Maybe they could lose less money putting it on another route, but they do need to fly the seats. And the agreement with DOT specifies that any flying on a route covered by a joint venture must be incremental for the JV as a whole – so they can’t just borrow a Heathrow slot from BA, or fly a bigger aircraft on a route while BA flies a smaller one.
- Plus they’ll finally be getting more Boeing 787s which will need to go somewhere. Incremental planes mean more flying – flights that do not make American’s current cut.
Museum of Islamic Art, Doha – Worth A Visit, But Would You Fly American Over Qatar Airways?
What are reasons you might consider flying American Airlines to Doha instead of Qatar Airways, which offers a generally better inflight product?

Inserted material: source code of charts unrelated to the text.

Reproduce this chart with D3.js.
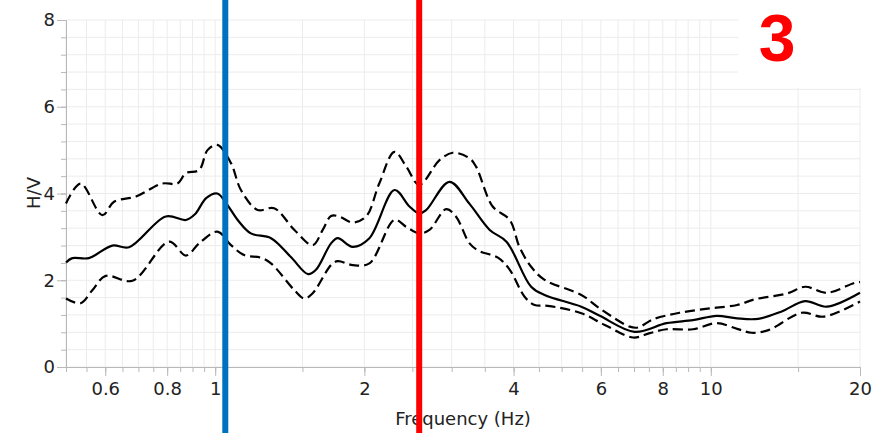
<!DOCTYPE html>
<html><head><meta charset="utf-8">
<script src="https://cdn.jsdelivr.net/npm/d3@7"></script>
<style>body{margin:0;background:#fff}svg{display:block}</style>
</head><body><svg id="c" width="877" height="433"></svg>
<script>
// ---- data ----
const meanFreq = [0.5,0.515,0.556,0.62,0.67,0.795,0.873,0.91,0.96,1.01,1.059,1.11,1.18,1.296,1.42,1.54,1.597,1.713,1.767,1.894,2.047,2.30,2.466,2.58,2.666,2.97,3.26,3.58,3.87,4.34,4.62,5.48,5.97,7.02,8.14,9.21,10.27,11.3,12.46,13.9,15.5,17.13,20];
const meanHV   = [2.41,2.51,2.51,2.80,2.76,3.47,3.39,3.52,3.90,4.00,3.73,3.39,3.08,2.97,2.54,2.14,2.24,2.85,2.97,2.77,2.97,4.08,3.70,3.54,3.62,4.27,3.76,3.16,2.89,1.85,1.66,1.39,1.18,0.81,1.01,1.08,1.18,1.12,1.11,1.28,1.52,1.39,1.71];
const upperFreq = [0.5,0.535,0.592,0.625,0.692,0.782,0.839,0.873,0.928,0.965,1.01,1.076,1.127,1.218,1.315,1.445,1.573,1.648,1.713,1.78,1.894,2.016,2.143,2.30,2.43,2.58,2.835,3.015,3.26,3.36,3.63,3.93,4.11,4.34,4.62,5.48,5.97,6.86,7.13,7.65,8.65,9.95,11.3,12.27,14.3,15.5,17.13,19.5,20];
const upperHV   = [3.77,4.23,3.50,3.81,3.93,4.23,4.23,4.47,4.54,5.00,5.12,4.70,4.08,3.62,3.66,3.16,2.81,3.16,3.48,3.47,3.33,3.47,4.23,4.96,4.62,4.20,4.77,4.94,4.81,4.62,3.70,3.39,2.77,2.31,2.01,1.66,1.35,0.93,0.91,1.10,1.25,1.35,1.43,1.56,1.70,1.85,1.71,1.94,1.96];
const lowerFreq = [0.5,0.535,0.565,0.601,0.681,0.807,0.873,0.928,1.01,1.076,1.144,1.237,1.296,1.445,1.513,1.573,1.713,1.767,1.894,2.047,2.30,2.43,2.58,2.706,2.925,3.06,3.26,3.40,3.72,3.93,4.21,4.41,4.69,5.48,6.11,6.97,7.53,8.14,9.21,10.27,11.3,12.08,13.07,15.25,16.9,20];
const lowerHV   = [1.58,1.47,1.77,2.10,1.99,2.89,2.57,2.85,3.12,2.81,2.58,2.52,2.39,1.77,1.58,1.70,2.35,2.44,2.35,2.39,3.39,3.23,3.08,3.16,3.64,3.47,2.85,2.68,2.52,2.24,1.62,1.43,1.41,1.24,0.97,0.68,0.78,0.87,0.87,1.01,0.88,0.79,0.85,1.25,1.16,1.51];
const xMajorTicks = [0.6,0.8,1,2,4,6,8,10,20];
const xMajorLabels = ["0.6","0.8","1","2","4","6","8","10","20"];
const xMinorTicks = [0.5,0.55,0.6,0.65,0.7,0.75,0.8,0.85,0.9,0.95,1,1.5,2,2.5,3,3.5,4,4.5,5,5.5,6,6.5,7,7.5,8,8.5,9,9.5,10,15,20];
const yMajorTicks = [0,2,4,6,8];
const yMinorTicks = [0,0.4,0.8,1.2,1.6,2,2.4,2.8,3.2,3.6,4,4.4,4.8,5.2,5.6,6,6.4,6.8,7.2,7.6,8];
const markerFreqs = [1.048, 2.58];
const markerColors = ["#0070C0", "#FF0000"];
const panelLabel = "3";
const xTitle = "Frequency (Hz)";
const yTitle = "H/V";

// ---- layout ----
const svg = d3.select("#c");
const L = 66, R = 860, T = 20, B = 367;
const x = d3.scaleLog().domain([0.5, 20]).range([L, R]);
const y = d3.scaleLinear().domain([0, 8]).range([B, T]);
const font = "'DejaVu Sans', Verdana, sans-serif";

// grid
const g = svg.append("g");
g.selectAll(".vg").data(xMinorTicks).join("line")
  .attr("x1", d => x(d)).attr("x2", d => x(d)).attr("y1", T).attr("y2", B)
  .attr("stroke", "#ececec").attr("stroke-width", 1);
g.selectAll(".hg").data(yMinorTicks).join("line")
  .attr("x1", L).attr("x2", R).attr("y1", d => y(d)).attr("y2", d => y(d))
  .attr("stroke", "#ececec").attr("stroke-width", 1);

// white box top-right covering grid
svg.append("rect").attr("x", 738).attr("y", 0).attr("width", 139).attr("height", 88).attr("fill", "#fff");

// axes
const axCol = "#b8b8b8";
const xMinorAx = svg.append("g").attr("transform", `translate(0,${B})`)
  .call(d3.axisBottom(x).tickValues(xMinorTicks).tickSize(5).tickFormat(""));
const xMajorAx = svg.append("g").attr("transform", `translate(0,${B})`)
  .call(d3.axisBottom(x).tickValues(xMajorTicks).tickSize(9).tickPadding(6)
    .tickFormat((d, i) => xMajorLabels[i]));
const yMinorAx = svg.append("g").attr("transform", `translate(${L},0)`)
  .call(d3.axisLeft(y).tickValues(yMinorTicks).tickSize(5).tickFormat(""));
const yMajorAx = svg.append("g").attr("transform", `translate(${L},0)`)
  .call(d3.axisLeft(y).tickValues(yMajorTicks).tickSize(9).tickPadding(2).tickFormat(d3.format("d")));
[xMinorAx, xMajorAx, yMinorAx, yMajorAx].forEach(a => {
  a.selectAll("path").attr("stroke", axCol);
  a.selectAll("line").attr("stroke", axCol);
  a.selectAll("text").attr("fill", "#222").style("font-family", font).style("font-size", "18px");
});
xMajorAx.select("path").remove(); yMajorAx.select("path").remove();

// curves
const line = d3.line().curve(d3.curveCatmullRom.alpha(0.5));
function draw(fr, vals, dash) {
  svg.append("path")
    .attr("d", line(fr.map((f, i) => [x(f), y(vals[i])])))
    .attr("fill", "none").attr("stroke", "#000").attr("stroke-width", 2.2)
    .attr("stroke-dasharray", dash ? "10,5" : null);
}
draw(upperFreq, upperHV, true);
draw(lowerFreq, lowerHV, true);
draw(meanFreq, meanHV, false);

// titles
svg.append("text").attr("x", 463).attr("y", 425).attr("text-anchor", "middle")
  .style("font-family", font).style("font-size", "18px").attr("fill", "#222").text(xTitle);
svg.append("text").attr("transform", "translate(40,193) rotate(-90)").attr("text-anchor", "middle")
  .style("font-family", font).style("font-size", "18px").attr("fill", "#222").text(yTitle);

// marker lines
svg.selectAll(".mk").data(markerFreqs).join("line")
  .attr("x1", d => x(d)).attr("x2", d => x(d)).attr("y1", 0).attr("y2", 433)
  .attr("stroke", (d, i) => markerColors[i]).attr("stroke-width", 6);

// panel label
svg.append("text").attr("x", 777).attr("y", 61).attr("text-anchor", "middle")
  .style("font-family", "'Liberation Sans', Arial, sans-serif").style("font-weight", "bold")
  .style("font-size", "66px").attr("fill", "#FF0000").text(panelLabel);
</script></body></html>
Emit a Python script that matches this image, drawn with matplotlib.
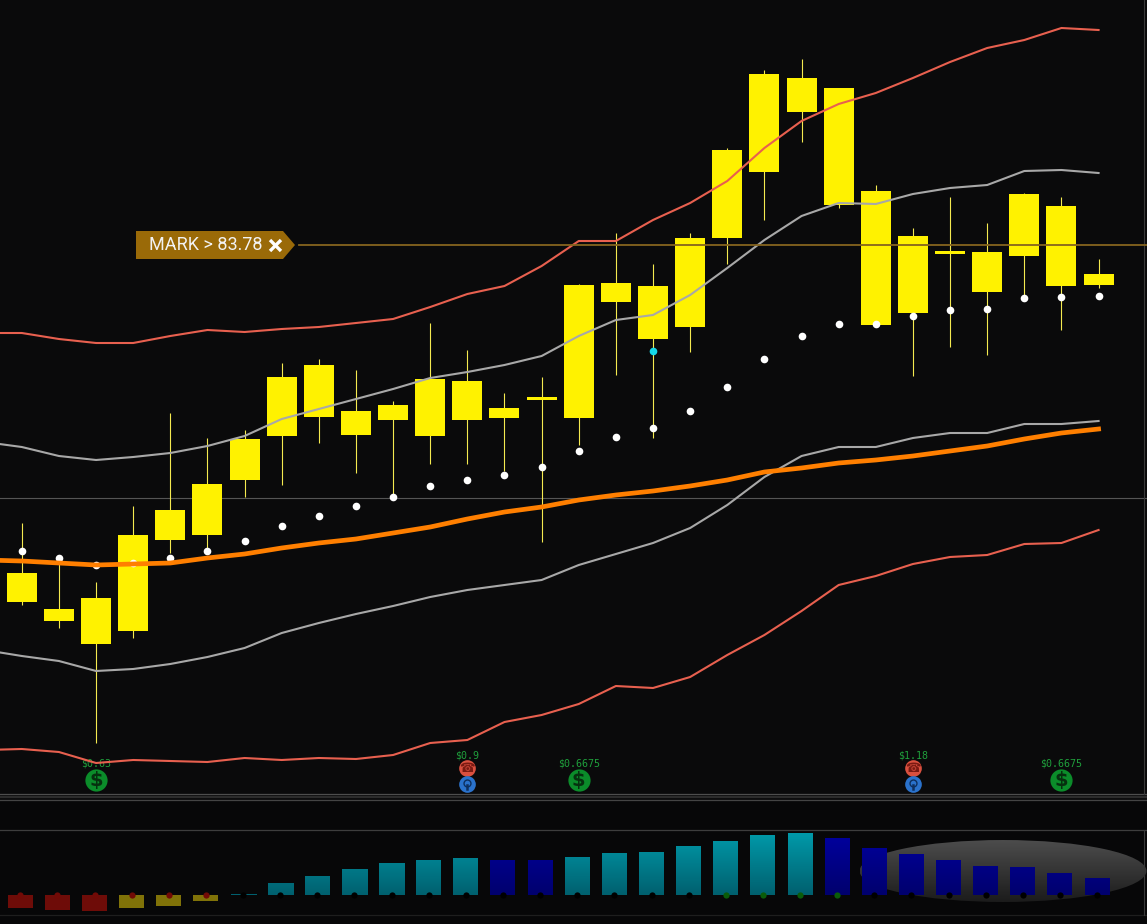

- You want to fly premium economy, which Qatar doesn’t offer
- You’re trying to upgrade with AAdvantage miles or systemwide upgrades
- Award redemption when no saver seats are available on Qatar and the premium on American is modest
While American may ultimately not make Doha work, these issues could mean they commit to it longer than they otherwise would. A new international route often takes one to three years to reach its potential. This one only launched in June 2022. Sometimes airlines – including this one – let money-losing routes operate even longer. American Airlines continued to fly the money-losing US Airways Philadelphia – Tel Aviv until early 2016 – nearly 7 years without turning a profit.
There’s no question that the airline has become both more disciplined and also much more conservative in its international route planning but I’m not convinced that Doha is gone by end of year.